(TASK DESCRIPTION):
Search the data below for "this"; list each line that holds it.

(RECORDS FOR THE EXERCISE):
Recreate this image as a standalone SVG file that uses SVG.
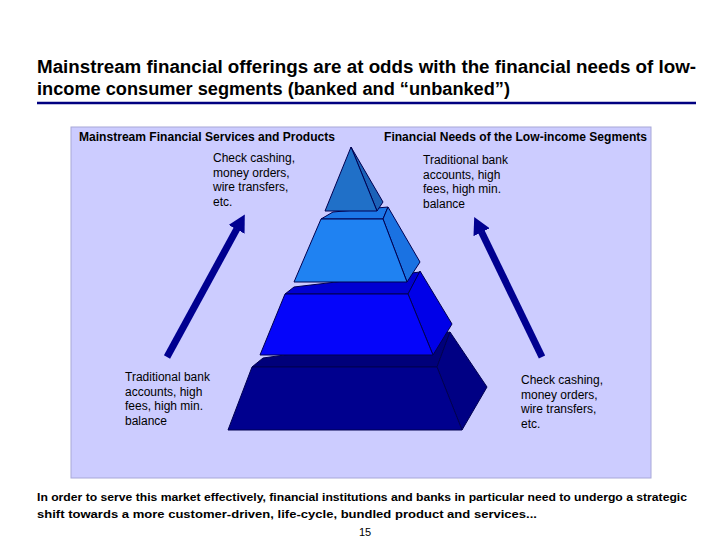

==

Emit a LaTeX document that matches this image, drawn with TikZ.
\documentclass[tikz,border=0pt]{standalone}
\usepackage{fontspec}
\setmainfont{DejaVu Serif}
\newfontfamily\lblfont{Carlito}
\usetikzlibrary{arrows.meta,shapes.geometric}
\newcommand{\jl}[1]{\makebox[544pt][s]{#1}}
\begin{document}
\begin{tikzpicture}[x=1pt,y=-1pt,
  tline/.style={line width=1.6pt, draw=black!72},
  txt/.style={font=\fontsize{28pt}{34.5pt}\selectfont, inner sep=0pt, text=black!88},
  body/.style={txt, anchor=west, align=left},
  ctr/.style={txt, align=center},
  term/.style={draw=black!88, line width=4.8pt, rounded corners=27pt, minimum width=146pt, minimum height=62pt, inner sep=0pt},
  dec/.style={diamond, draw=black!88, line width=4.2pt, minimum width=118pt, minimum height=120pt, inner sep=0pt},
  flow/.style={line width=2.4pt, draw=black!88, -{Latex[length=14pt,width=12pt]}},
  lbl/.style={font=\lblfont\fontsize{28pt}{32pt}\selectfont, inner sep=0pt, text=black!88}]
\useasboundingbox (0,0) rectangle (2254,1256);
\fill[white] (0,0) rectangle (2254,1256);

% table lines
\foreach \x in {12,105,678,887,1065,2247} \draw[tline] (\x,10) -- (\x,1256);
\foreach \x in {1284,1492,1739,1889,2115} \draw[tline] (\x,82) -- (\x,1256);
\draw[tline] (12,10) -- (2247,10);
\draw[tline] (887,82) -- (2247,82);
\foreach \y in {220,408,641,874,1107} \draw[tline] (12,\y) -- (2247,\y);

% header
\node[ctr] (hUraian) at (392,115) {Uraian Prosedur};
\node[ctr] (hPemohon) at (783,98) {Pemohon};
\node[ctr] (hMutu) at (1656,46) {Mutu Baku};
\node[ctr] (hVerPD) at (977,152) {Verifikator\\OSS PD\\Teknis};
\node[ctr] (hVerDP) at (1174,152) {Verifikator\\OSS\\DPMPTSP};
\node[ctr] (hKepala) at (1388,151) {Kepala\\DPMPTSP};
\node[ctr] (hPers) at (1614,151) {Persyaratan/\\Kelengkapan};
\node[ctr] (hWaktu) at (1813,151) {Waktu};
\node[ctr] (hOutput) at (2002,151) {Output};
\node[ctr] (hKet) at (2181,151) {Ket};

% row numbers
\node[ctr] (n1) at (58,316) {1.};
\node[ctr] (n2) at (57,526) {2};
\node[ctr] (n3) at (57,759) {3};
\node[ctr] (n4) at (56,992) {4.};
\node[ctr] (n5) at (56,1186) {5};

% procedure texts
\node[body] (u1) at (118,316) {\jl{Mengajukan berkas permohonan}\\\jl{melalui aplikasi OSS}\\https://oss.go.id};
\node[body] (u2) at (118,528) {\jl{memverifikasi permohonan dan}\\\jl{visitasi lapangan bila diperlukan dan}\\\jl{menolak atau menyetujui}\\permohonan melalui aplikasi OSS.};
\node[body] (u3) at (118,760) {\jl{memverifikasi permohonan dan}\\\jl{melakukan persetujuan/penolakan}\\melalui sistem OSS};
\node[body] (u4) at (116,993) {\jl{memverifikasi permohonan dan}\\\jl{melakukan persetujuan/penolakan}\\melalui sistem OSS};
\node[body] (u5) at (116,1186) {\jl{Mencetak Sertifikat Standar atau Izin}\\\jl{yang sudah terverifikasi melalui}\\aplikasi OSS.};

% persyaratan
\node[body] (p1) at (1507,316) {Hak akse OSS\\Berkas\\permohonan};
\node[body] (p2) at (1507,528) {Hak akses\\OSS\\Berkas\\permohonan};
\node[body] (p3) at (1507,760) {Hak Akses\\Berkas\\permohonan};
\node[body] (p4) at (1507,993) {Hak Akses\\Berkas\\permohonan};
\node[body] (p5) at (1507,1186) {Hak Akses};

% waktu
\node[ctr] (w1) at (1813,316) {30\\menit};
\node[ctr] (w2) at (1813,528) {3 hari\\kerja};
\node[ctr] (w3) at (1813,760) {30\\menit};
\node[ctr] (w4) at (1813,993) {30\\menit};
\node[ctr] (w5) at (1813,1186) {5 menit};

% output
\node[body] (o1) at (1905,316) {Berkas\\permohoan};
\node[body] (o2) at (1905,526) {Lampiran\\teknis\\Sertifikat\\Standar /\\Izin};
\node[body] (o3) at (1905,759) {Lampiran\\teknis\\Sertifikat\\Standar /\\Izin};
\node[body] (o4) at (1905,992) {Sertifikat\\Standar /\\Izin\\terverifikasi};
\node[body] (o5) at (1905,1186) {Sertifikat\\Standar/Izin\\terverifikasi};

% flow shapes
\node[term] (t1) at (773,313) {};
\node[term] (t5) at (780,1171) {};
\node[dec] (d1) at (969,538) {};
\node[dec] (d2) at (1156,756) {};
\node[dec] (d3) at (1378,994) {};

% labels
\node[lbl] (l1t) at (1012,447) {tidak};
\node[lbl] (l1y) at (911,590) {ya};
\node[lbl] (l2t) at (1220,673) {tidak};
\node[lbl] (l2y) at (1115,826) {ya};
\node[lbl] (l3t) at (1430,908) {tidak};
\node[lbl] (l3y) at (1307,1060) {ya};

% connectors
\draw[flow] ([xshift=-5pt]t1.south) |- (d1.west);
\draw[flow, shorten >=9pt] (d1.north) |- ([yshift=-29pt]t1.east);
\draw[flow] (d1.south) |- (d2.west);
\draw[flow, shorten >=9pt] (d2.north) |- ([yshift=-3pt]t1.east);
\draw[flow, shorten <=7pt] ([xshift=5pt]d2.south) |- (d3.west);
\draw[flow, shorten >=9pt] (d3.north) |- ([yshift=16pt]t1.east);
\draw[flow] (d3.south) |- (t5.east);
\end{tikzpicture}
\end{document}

==

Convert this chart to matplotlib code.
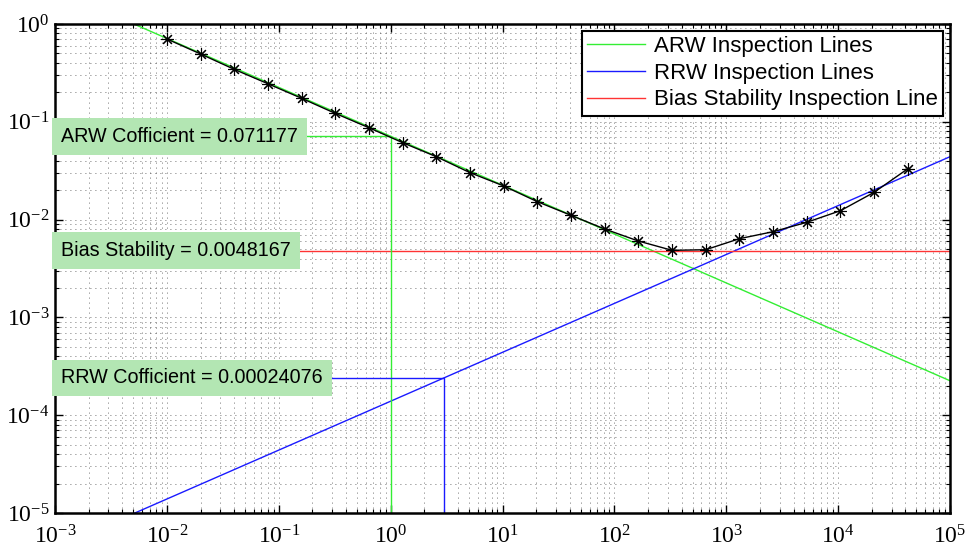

(WRITTEN SOLUTION):
Recreate this image as a standalone SVG file that uses SVG.
Emit a LaTeX document that matches this image, drawn with TikZ.
Convert this chart to matplotlib code.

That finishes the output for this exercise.